For the past couple of days, I’ve been examining a report issued by the North Carolina State Treasurer about placement agents. So far I’ve looked at the procedural recommendations, (see, “When Lawyers Manage Investments”) and the substantive findings (“Unbaked Bread”). Today I’m going to explore the remedies and fee concessions obtained from eight of the nine managers discussed in the report, as well as the decision by one manager not to negotiate. I’m sure a great deal of work went into the report and investigation. However, the remedies and monetary recoveries leave something to be desired.
There’s virtually no substance to the four remedies negotiated by the pension plan. The first remedy bans gifts to employees of the plan. It’s not much of a sanction, since the Treasurer has already enacted a Code of Ethics that bans gifts from all money managers. Next, the eight managers agreed to a ban gifts to charitable causes on behalf of an employee of the plan. Again, the Code of Ethics has the same ban applied to all managers.
Then the eight managers agreed to a ban from using a placement agent to solicit new business from North Carolina. This remedy should be called, “the money manager profit enhancement act.” Since the managers already have a relationship with the State, they really don’t need a placement agent. However, if they wanted to pay a placement agent a fee for this service, it would be their money and not the pension plan’s money going to waste. The State is saving these eight managers from themselves. It’s also worth pointing out that Angelo Gordon agreed to a ban on placement agents although they’d never used one.
The final remedy bans the eight managers from making campaign contributions to anyone running for the office of State Treasurer. The SEC already limits campaign contributions by money managers to $350 or $150 depending on whether they can vote for the candidate. This ban will save the eight firms some pocket change. If the State Treasurer is worried about appearances, she shouldn’t take contributions, however small, from the pension’s existing or prospective managers.
Refunds and Discounts
At the beginning of the report, the authors herald an estimated $15 million in refunds and discounts. These numbers don’t bear up under scrutiny. For example, any money collected isn’t a refund. The pension plan didn’t pay the placement agent; the managers did. The report speculates that the fees might have been lower if the placement agents hadn’t been involved in the first place. The pension plan collected the refunds because the managers wanted to keep their multi-million dollar relationships.

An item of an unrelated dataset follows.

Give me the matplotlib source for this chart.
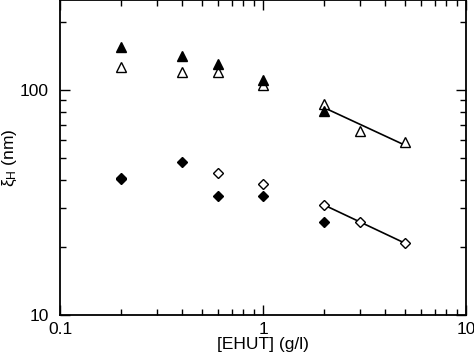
import numpy as np
import matplotlib
matplotlib.use('Agg')
import matplotlib.pyplot as plt

plt.rcParams['font.family'] = ['Liberation Sans', 'DejaVu Sans']
plt.rcParams['mathtext.fontset'] = 'custom'
plt.rcParams['mathtext.rm'] = 'Liberation Sans'
plt.rcParams['mathtext.it'] = 'Liberation Sans'

# EHUT concentration (g/l) and correlation length xi_H (nm)
x_tri_filled = [0.2, 0.4, 0.6, 1.0, 2.0]
y_tri_filled = [155, 141, 130, 111, 81]

x_tri_open = [0.2, 0.4, 0.6, 1.0, 2.0, 3.0, 5.0]
y_tri_open = [127, 120, 120, 105, 86.5, 66, 58.5]

x_dia_filled = [0.2, 0.4, 0.6, 1.0, 2.0]
y_dia_filled = [40.2, 47.7, 33.8, 33.8, 25.8]

x_dia_open = [0.2, 0.6, 1.0, 2.0, 3.0, 5.0]
y_dia_open = [40.5, 42.7, 38.1, 30.9, 25.8, 20.9]

# points used for the power-law fits
fit_x = [2.0, 3.0, 5.0]
fit_tri = [86.5, 66, 58.5]
fit_dia = [30.9, 25.8, 20.9]

fig = plt.figure(figsize=(4.74, 3.59), dpi=100)
ax = fig.add_axes([0.1266, 0.1226, 0.8566, 0.8774])

# open symbols first so the filled ones sit on top
ax.plot(x_tri_open, y_tri_open, '^', mfc='white', mec='black', mew=1, ms=7.5, ls='none')
ax.plot(x_dia_open, y_dia_open, 'D', mfc='white', mec='black', mew=1, ms=5.5, ls='none')
ax.plot(x_tri_filled, y_tri_filled, '^', color='black', ms=7.5, ls='none')
ax.plot(x_dia_filled, y_dia_filled, 'D', color='black', ms=5.5, ls='none')

# power-law fits through the last three points
lx = np.log10(fit_x)
for ys in (fit_tri, fit_dia):
    p = np.polyfit(lx, np.log10(ys), 1)
    xx = np.array([fit_x[0], fit_x[-1]])
    ax.plot(xx, 10 ** np.polyval(p, np.log10(xx)), color='black', lw=1.2, zorder=1)

ax.set_xscale('log')
ax.set_yscale('log')
ax.set_xlim(0.1, 10)
ax.set_ylim(10, 10 ** 2.4)
ax.set_xticks([0.1, 1, 10])
ax.set_xticklabels(['0.1', '1', '10'])
ax.set_yticks([10, 100])
ax.set_yticklabels(['10', '100'])
ax.yaxis.set_minor_formatter(matplotlib.ticker.NullFormatter())
ax.xaxis.set_minor_formatter(matplotlib.ticker.NullFormatter())
ax.tick_params(which='both', direction='in', top=True, right=True, labelsize=12.5, width=1)
ax.tick_params(which='major', length=7)
ax.tick_params(which='minor', length=4)
ax.tick_params(axis='y', pad=8)
ax.tick_params(axis='x', pad=5)
for s in ax.spines.values():
    s.set_linewidth(1.3)

ax.set_xlabel('[EHUT] (g/l)', fontsize=12.5, labelpad=0)
ax.set_ylabel(r'$\xi_\mathrm{H}$ (nm)', fontsize=12.5, labelpad=0)
ax.yaxis.set_label_coords(-0.1, 0.5)

fig.savefig('out.png', dpi=100)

The Retirement System failed to reach an agreement with C.B. Richard Ellis and as a result, the report states that the pension system “will not engage in any further business with CBRE in the future.” CBRE had no incentive to reach an agreement. The investment, CBRE Strategic Partners IV, has generated an annual loss of 27.34% since 2005. Moreover, CBRE has already charged most of the fees it will receive, as Partners IV is beyond the investment period. In short, CBRE knew they weren’t going to be rehired anyway, so they had no incentive to reach a settlement.
In the case of Avista, a private equity manager, the report says that the pension plan saved $3.2 million because Avista will offer a 25BP discount if the pension decides to invest in Avista’s next fund. I think there’s a very good chance that the pension plan would have gotten the discount anyway. As a large, three-time investor this kind of fee concession wouldn’t be unusual. In addition, the present value of the fee discount is significantly less that $3.2 million, since it would be realized over the next five to ten years.
The lion’s share of the refund claimed in the report is generated from Longview, a global equity manager, which agreed to pay $10 million through a quarterly $500,000 fee reduction. This arrangement is a decent result for Longview. While they could be terminated at any time, under this contract they need to remain a manager with the pension for five years in order for the pension plan to receive the full refund. My guess is that Longview is making at least $5 million to $7 million a year in management fees. Assuming no market appreciation, Longview will still generate $15 to $25 million after paying the “refund” over the next five years. I had to guess at Longview’s fee arrangement because North Carolina does not disclose the fees it pays to managers.
Conclusion: After a four investigation the pension plan will be, according to the report’s math, richer by $15 million or a mere 0.018%. I hope the various studies, consultants, lawyers, and other expenses put into this project didn’t cost more than $15 million. Of course, those items aren’t disclosed, so we don’t know how much this special report has cost the pension plan.
 C.B. Richard Ellis refused to settle.
 Report, Tab1, page 3
 Report, Tab 2, Page 8
 Report, Tab 2, Page 17
 The management fee is usually cut in half at the end of the investment period. The investment period is typically a five to seven year period during which a manager invests capital in deals or real estate.
 Earnest Partners agreed to rebate $660,000 in fees. My guess is that they make about $1.3 to $1.5 million per year, and of course have made a lot of money over the past ten years. Moreover, they manage a small piece of the North Carolina Supplemental Retirement Plan. So the rebate from Earnest was very modest.